--- START OF AVAILABLE RECORDS ---
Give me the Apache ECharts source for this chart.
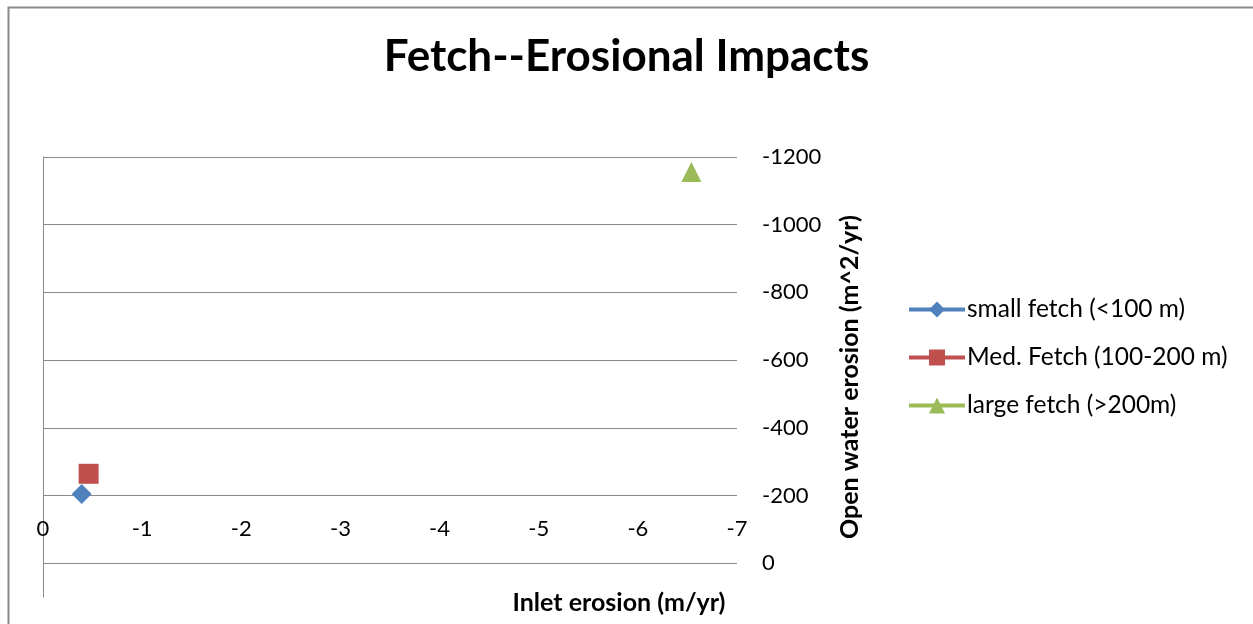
--- END OF AVAILABLE RECORDS ---
--- START OF AVAILABLE RECORDS ---
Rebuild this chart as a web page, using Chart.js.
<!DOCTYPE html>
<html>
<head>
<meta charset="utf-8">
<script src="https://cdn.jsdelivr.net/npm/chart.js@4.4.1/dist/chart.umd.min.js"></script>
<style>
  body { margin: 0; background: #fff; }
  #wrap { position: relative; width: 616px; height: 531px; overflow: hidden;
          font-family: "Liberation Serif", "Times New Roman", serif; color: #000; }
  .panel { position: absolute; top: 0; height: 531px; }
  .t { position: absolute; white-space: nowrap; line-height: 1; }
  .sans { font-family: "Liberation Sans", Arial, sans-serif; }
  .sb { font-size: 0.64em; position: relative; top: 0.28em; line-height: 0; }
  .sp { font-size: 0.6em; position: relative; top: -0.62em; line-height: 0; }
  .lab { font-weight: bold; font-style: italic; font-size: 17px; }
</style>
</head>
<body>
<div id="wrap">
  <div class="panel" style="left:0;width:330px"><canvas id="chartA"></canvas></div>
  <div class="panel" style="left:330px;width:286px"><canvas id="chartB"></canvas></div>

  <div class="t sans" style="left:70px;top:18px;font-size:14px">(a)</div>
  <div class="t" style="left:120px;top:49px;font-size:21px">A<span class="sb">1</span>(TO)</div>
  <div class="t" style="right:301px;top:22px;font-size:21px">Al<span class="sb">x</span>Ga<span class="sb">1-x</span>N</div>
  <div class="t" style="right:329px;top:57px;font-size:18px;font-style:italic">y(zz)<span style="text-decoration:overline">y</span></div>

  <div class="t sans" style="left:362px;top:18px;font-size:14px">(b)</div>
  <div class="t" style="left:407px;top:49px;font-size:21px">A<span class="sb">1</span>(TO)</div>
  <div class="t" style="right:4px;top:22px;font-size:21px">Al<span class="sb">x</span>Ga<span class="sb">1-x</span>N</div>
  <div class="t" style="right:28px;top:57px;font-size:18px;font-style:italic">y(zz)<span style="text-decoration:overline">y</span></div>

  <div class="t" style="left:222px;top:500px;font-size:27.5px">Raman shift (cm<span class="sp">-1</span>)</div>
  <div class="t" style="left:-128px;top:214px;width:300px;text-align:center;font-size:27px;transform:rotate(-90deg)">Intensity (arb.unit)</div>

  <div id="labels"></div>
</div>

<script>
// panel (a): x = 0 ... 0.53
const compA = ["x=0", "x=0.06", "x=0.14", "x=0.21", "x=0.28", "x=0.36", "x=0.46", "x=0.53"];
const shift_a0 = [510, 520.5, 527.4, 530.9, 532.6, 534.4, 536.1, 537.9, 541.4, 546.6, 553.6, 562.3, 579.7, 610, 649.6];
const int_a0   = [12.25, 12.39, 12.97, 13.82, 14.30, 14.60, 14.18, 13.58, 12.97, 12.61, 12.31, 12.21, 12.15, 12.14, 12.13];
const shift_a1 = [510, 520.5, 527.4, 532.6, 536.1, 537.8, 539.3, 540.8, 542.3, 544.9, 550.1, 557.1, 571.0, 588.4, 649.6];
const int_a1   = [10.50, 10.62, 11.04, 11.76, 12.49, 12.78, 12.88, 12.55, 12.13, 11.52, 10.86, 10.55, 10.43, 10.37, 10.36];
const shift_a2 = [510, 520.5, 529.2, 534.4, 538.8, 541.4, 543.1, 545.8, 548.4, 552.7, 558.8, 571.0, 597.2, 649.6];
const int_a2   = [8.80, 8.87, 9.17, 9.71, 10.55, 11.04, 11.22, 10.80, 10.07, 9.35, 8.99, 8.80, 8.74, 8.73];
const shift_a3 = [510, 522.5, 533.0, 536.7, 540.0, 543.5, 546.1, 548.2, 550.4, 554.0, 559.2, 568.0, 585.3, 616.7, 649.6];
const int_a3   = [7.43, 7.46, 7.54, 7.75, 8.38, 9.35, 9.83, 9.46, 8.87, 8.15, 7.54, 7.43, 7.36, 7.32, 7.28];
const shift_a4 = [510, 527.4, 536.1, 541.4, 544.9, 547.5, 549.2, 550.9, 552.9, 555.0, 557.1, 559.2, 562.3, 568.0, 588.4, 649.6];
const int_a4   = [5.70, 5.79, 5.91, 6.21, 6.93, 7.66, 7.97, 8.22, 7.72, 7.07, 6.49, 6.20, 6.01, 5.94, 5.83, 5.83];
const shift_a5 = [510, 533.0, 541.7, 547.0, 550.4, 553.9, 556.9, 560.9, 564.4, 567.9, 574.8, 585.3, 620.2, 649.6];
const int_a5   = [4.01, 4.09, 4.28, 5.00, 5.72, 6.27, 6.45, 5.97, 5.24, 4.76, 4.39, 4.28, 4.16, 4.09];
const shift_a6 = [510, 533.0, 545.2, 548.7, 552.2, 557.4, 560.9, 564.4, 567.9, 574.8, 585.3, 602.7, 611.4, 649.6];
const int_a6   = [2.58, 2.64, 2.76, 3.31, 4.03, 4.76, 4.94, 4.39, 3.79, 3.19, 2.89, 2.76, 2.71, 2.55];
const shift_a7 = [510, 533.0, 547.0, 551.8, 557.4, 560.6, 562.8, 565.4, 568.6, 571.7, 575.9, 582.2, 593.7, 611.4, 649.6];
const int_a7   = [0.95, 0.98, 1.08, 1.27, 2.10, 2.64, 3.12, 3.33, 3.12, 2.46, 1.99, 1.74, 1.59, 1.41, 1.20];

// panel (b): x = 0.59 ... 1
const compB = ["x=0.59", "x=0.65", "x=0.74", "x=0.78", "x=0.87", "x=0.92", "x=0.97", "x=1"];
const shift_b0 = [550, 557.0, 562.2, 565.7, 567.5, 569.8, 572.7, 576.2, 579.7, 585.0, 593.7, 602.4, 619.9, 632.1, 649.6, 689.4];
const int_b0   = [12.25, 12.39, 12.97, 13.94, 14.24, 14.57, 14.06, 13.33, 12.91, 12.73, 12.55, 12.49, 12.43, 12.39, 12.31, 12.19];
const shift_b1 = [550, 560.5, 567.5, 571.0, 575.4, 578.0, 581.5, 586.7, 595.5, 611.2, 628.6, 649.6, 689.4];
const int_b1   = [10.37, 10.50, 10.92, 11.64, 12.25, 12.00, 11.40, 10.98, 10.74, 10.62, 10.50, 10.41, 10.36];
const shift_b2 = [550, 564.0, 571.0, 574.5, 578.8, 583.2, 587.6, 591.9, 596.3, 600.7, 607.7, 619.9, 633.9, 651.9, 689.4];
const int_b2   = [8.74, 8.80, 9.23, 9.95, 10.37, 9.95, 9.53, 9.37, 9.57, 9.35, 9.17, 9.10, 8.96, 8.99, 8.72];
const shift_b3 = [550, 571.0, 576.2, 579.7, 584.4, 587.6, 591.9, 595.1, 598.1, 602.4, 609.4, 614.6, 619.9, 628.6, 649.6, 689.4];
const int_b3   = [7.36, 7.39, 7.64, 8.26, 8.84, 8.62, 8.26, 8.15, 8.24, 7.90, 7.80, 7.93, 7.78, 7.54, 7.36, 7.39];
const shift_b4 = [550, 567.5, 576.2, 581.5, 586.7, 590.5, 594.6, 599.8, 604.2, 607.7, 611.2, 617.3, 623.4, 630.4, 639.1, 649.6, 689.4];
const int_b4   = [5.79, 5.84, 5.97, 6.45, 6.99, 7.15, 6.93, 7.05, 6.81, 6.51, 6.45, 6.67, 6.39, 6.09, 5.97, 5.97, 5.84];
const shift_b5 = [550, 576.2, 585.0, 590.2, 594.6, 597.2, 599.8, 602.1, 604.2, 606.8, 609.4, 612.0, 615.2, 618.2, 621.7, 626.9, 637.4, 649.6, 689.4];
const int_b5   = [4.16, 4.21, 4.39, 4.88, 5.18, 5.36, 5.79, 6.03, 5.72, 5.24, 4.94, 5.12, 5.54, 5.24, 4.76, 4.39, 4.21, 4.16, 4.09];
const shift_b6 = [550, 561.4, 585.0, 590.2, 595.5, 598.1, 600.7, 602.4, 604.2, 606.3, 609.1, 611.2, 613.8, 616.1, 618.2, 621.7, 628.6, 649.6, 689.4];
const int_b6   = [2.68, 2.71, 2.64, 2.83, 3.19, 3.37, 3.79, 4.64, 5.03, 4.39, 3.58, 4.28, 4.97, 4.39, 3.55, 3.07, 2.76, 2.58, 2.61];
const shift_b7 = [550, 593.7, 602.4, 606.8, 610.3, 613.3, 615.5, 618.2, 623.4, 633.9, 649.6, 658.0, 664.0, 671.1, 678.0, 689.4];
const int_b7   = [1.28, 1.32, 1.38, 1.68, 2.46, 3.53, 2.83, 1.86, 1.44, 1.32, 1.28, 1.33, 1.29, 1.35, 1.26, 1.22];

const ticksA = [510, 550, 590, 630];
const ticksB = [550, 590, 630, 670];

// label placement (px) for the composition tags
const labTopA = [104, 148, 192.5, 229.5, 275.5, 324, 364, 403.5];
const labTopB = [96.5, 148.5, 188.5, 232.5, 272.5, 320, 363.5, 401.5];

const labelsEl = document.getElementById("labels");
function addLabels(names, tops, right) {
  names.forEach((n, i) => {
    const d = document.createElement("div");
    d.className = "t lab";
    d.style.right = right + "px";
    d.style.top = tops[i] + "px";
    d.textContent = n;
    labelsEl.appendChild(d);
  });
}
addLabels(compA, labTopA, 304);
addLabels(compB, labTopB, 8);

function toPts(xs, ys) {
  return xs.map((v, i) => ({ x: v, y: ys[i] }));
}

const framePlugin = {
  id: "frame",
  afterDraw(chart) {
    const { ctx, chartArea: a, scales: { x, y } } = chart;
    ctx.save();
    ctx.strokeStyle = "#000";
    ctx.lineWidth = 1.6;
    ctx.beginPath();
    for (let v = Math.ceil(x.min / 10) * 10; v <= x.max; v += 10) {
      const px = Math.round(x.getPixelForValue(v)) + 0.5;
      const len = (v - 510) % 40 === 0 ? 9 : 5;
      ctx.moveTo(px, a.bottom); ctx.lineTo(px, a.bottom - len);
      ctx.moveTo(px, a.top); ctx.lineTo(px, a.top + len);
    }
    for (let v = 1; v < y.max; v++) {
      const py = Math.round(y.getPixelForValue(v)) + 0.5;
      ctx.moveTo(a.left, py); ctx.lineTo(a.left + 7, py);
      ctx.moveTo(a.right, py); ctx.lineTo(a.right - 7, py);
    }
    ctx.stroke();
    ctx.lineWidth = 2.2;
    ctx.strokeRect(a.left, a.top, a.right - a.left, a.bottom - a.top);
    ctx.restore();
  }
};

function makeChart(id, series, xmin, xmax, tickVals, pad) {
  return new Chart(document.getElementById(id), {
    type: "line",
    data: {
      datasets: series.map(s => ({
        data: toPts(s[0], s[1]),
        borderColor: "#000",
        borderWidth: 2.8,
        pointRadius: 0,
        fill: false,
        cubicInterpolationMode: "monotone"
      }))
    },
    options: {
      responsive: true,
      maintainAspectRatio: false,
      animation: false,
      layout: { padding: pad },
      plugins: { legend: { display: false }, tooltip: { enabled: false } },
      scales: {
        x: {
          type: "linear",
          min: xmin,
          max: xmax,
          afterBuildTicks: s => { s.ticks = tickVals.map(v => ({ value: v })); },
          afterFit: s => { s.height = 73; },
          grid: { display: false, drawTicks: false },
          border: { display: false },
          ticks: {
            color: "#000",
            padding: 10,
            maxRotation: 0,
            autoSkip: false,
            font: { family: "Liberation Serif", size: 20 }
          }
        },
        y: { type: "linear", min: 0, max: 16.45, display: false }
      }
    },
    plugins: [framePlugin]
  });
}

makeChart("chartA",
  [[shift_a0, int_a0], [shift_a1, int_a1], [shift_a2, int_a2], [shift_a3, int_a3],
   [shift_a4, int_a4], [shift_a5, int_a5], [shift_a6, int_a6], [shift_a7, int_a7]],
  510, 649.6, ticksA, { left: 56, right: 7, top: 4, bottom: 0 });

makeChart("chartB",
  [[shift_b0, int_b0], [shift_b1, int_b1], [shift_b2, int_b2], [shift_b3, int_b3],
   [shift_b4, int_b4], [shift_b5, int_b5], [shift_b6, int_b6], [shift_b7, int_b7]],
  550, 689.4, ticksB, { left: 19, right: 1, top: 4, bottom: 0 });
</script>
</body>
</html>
--- END OF AVAILABLE RECORDS ---
--- START OF AVAILABLE RECORDS ---
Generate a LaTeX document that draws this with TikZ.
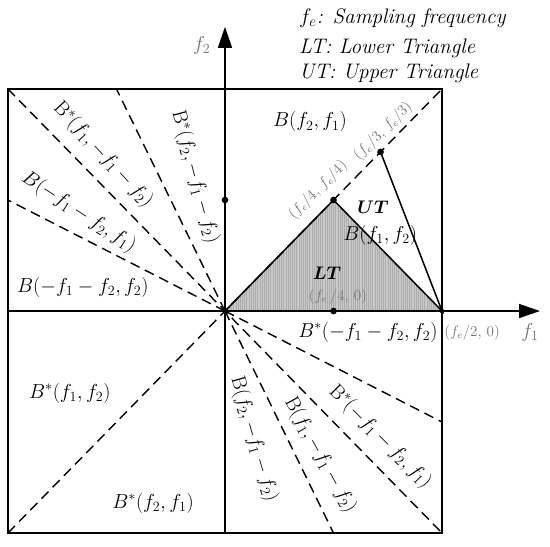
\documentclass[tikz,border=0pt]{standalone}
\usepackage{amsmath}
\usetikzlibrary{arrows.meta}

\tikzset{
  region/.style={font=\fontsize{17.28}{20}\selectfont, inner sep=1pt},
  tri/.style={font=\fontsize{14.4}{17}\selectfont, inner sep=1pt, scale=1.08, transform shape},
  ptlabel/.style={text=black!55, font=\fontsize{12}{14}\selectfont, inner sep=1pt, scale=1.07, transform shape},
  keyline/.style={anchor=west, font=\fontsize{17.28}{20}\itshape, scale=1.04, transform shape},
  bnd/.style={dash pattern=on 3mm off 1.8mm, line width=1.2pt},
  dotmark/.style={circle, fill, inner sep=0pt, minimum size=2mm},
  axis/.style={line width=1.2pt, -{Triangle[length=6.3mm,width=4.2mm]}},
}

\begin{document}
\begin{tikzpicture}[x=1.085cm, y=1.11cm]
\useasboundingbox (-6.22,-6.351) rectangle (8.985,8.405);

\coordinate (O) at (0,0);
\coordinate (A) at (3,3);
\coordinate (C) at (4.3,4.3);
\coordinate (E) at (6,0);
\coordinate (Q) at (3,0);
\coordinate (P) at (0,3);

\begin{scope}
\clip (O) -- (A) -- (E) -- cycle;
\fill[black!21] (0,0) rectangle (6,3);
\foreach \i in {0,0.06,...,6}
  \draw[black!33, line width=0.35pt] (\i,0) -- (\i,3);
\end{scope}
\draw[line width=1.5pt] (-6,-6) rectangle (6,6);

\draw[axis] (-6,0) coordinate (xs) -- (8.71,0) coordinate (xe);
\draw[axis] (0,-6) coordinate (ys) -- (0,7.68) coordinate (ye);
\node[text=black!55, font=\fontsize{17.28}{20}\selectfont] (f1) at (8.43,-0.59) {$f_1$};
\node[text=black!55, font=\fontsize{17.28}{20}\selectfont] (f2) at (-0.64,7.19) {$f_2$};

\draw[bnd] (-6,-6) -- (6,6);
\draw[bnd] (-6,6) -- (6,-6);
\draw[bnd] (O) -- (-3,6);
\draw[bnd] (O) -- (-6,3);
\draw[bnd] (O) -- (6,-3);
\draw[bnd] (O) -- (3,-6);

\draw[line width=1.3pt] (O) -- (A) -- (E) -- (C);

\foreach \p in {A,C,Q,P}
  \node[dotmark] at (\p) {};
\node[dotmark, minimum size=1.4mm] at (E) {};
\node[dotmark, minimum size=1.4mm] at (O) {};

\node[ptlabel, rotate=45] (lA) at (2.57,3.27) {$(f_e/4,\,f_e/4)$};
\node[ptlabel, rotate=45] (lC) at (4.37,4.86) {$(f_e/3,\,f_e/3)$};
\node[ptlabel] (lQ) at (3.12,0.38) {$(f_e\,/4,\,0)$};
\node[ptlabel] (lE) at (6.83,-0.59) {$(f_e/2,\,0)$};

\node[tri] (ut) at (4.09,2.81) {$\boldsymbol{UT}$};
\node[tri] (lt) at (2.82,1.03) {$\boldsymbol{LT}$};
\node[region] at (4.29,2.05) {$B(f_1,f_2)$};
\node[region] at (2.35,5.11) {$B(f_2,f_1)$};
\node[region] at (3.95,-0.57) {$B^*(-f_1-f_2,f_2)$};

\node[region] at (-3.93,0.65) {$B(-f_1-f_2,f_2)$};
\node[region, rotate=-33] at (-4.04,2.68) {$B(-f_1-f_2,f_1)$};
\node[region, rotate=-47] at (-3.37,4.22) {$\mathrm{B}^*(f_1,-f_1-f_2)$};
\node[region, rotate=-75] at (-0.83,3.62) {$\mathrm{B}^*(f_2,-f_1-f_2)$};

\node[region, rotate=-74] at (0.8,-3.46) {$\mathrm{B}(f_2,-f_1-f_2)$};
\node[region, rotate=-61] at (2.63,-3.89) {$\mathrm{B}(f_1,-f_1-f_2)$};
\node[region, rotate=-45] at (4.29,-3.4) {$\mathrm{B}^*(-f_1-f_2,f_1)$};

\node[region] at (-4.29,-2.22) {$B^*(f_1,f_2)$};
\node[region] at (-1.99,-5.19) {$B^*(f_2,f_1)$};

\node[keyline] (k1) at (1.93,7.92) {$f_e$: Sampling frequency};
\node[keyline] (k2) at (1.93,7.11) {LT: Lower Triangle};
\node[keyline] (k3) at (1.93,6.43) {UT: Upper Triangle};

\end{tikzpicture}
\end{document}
--- END OF AVAILABLE RECORDS ---
• **GIVEN INSTRUCTION**
State how many lines of the entries above include the word "this", offering no text other than the number.

• **RIGHT ANSWER**
3